(Rows from a dataset of charts and code)
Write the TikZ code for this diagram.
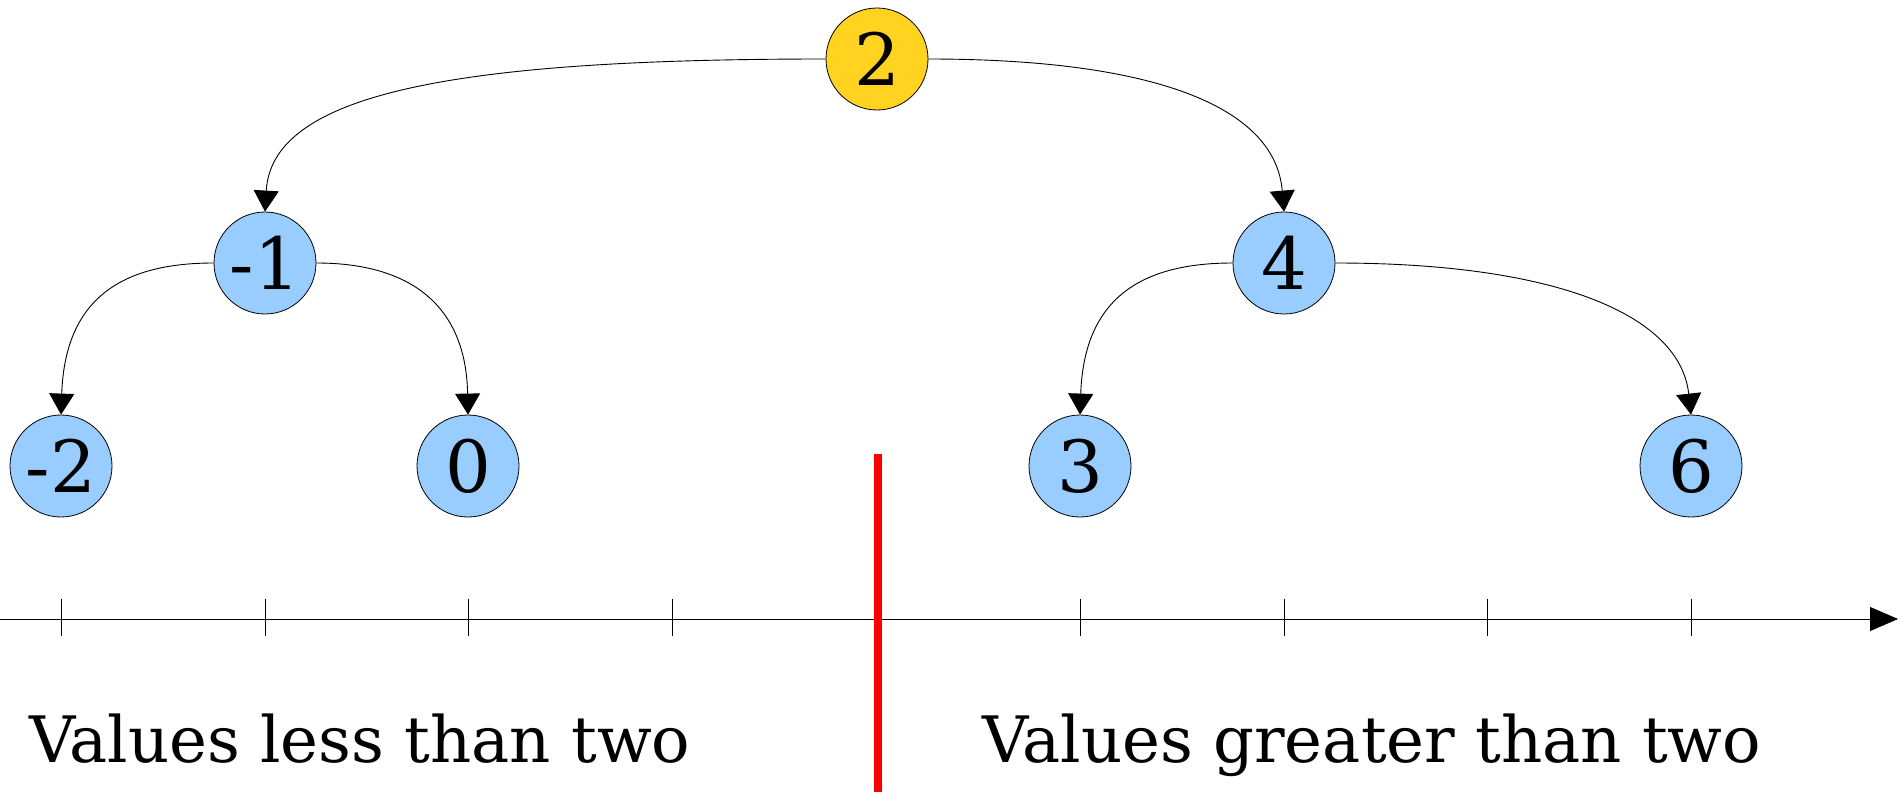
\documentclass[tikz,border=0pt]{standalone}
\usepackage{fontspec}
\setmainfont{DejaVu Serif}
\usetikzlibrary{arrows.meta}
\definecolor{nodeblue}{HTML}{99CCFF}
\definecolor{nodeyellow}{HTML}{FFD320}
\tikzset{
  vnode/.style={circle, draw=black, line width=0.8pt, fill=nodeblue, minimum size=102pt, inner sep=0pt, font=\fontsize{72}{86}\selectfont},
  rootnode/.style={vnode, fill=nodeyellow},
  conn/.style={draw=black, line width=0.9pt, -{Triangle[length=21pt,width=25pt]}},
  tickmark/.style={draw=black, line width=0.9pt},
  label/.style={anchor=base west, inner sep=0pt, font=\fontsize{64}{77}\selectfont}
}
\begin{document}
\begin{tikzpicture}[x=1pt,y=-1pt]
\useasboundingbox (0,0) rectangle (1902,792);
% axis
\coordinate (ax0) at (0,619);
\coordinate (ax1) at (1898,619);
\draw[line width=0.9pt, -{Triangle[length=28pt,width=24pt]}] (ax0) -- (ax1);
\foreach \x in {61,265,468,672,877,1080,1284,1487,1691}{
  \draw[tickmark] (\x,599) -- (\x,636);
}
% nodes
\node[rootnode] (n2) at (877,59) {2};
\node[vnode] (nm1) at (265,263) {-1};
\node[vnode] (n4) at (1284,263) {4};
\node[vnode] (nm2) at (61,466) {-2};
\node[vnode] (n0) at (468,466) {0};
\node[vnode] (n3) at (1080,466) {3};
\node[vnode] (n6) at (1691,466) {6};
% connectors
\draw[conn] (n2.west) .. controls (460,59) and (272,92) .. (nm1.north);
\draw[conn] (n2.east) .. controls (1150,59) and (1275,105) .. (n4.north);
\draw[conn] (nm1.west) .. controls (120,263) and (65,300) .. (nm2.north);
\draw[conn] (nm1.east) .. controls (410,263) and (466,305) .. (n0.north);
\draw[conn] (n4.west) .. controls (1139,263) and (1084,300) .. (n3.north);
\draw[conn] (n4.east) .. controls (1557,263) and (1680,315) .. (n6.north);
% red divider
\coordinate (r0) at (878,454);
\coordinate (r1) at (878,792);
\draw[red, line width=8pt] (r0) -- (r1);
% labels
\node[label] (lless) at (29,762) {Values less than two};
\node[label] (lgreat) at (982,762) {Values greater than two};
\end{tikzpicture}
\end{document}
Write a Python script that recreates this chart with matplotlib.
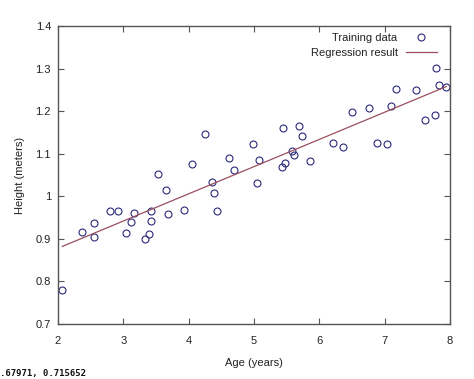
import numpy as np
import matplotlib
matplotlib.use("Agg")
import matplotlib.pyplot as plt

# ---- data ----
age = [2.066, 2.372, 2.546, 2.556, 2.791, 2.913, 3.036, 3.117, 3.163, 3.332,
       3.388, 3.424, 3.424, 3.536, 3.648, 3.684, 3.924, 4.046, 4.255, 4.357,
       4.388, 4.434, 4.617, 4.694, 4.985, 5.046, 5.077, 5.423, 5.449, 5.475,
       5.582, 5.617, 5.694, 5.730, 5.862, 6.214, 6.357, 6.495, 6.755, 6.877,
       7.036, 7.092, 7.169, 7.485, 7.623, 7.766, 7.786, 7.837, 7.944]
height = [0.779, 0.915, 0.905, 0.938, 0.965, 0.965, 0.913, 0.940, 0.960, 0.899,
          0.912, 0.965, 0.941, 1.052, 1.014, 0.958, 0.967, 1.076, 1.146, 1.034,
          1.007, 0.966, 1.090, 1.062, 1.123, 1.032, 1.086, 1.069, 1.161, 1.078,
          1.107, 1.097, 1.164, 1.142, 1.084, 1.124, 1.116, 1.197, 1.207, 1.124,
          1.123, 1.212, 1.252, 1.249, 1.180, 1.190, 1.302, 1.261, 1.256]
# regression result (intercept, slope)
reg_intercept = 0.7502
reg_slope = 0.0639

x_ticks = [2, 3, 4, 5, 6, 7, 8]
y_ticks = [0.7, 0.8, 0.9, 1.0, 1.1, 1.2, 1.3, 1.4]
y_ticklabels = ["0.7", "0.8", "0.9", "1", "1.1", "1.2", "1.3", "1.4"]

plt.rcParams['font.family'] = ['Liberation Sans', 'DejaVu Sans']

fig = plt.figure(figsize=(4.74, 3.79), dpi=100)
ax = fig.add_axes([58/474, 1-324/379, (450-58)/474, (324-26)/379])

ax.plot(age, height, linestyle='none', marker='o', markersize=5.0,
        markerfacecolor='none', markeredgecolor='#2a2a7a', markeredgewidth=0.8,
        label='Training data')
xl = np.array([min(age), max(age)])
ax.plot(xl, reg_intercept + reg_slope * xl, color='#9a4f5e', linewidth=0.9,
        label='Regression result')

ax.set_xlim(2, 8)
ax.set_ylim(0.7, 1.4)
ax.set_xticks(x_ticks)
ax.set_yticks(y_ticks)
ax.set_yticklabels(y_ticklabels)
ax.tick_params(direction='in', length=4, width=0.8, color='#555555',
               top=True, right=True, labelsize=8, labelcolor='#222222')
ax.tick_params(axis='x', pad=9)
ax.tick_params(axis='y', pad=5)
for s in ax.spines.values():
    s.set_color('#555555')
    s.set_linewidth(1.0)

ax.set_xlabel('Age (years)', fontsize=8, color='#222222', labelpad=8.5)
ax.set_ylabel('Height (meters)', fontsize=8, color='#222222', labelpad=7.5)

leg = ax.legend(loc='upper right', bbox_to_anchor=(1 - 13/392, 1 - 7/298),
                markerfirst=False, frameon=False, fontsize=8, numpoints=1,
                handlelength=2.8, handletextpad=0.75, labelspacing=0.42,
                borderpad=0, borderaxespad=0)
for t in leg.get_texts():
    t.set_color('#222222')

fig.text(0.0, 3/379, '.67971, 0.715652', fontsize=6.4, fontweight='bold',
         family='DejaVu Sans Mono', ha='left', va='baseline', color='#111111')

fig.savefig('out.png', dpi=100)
* * *
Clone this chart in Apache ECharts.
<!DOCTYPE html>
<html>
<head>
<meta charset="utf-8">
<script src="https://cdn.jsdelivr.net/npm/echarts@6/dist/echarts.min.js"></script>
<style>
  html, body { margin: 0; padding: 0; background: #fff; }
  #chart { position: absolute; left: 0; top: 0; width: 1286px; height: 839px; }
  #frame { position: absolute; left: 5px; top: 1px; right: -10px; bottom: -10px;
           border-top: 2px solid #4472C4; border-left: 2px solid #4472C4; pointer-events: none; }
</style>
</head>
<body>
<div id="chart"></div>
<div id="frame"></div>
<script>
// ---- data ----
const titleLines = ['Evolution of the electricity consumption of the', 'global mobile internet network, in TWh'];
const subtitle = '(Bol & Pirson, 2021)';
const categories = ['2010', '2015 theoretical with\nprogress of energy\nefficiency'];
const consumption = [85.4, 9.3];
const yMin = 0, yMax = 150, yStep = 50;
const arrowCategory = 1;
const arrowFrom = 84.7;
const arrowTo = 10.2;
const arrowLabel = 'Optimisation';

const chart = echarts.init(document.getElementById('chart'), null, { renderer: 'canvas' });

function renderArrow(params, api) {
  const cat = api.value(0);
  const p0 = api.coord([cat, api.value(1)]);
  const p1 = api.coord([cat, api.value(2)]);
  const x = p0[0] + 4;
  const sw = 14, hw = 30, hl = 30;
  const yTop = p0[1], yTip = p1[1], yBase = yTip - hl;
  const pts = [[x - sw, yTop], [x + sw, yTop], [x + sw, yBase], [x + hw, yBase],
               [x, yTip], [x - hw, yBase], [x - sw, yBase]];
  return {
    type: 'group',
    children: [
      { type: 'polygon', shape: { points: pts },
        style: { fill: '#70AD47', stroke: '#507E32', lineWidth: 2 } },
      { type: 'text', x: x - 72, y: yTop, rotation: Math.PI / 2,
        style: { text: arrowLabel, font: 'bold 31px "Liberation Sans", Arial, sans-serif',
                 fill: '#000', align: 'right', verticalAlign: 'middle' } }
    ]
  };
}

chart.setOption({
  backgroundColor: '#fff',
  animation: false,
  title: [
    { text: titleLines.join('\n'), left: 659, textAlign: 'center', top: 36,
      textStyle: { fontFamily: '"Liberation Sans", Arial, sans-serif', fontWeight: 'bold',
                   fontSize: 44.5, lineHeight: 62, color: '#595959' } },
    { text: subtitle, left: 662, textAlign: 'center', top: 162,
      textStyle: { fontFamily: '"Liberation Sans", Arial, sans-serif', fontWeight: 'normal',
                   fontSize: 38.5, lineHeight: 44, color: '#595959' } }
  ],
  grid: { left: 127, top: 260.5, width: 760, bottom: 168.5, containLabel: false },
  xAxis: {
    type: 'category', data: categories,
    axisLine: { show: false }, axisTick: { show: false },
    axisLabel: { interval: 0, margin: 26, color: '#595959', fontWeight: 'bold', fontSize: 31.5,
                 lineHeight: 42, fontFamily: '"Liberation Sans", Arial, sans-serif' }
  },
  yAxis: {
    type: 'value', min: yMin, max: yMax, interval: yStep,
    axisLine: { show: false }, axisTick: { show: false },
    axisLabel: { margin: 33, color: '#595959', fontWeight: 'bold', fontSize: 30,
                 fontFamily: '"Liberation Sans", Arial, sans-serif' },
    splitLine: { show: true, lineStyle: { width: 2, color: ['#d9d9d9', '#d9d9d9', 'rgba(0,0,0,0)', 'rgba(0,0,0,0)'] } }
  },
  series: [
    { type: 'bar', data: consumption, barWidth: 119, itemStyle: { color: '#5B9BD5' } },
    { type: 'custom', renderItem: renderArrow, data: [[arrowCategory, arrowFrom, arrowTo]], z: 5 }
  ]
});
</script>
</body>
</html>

== Job ==
Pull out only the lines from the one with "Write a Python" up to and including the one with "import matplotlib.pyplot as plt", and drop any pictures along the way.

== Result for this task ==
Write a Python script that recreates this chart with matplotlib.
import numpy as np
import matplotlib
matplotlib.use("Agg")
import matplotlib.pyplot as plt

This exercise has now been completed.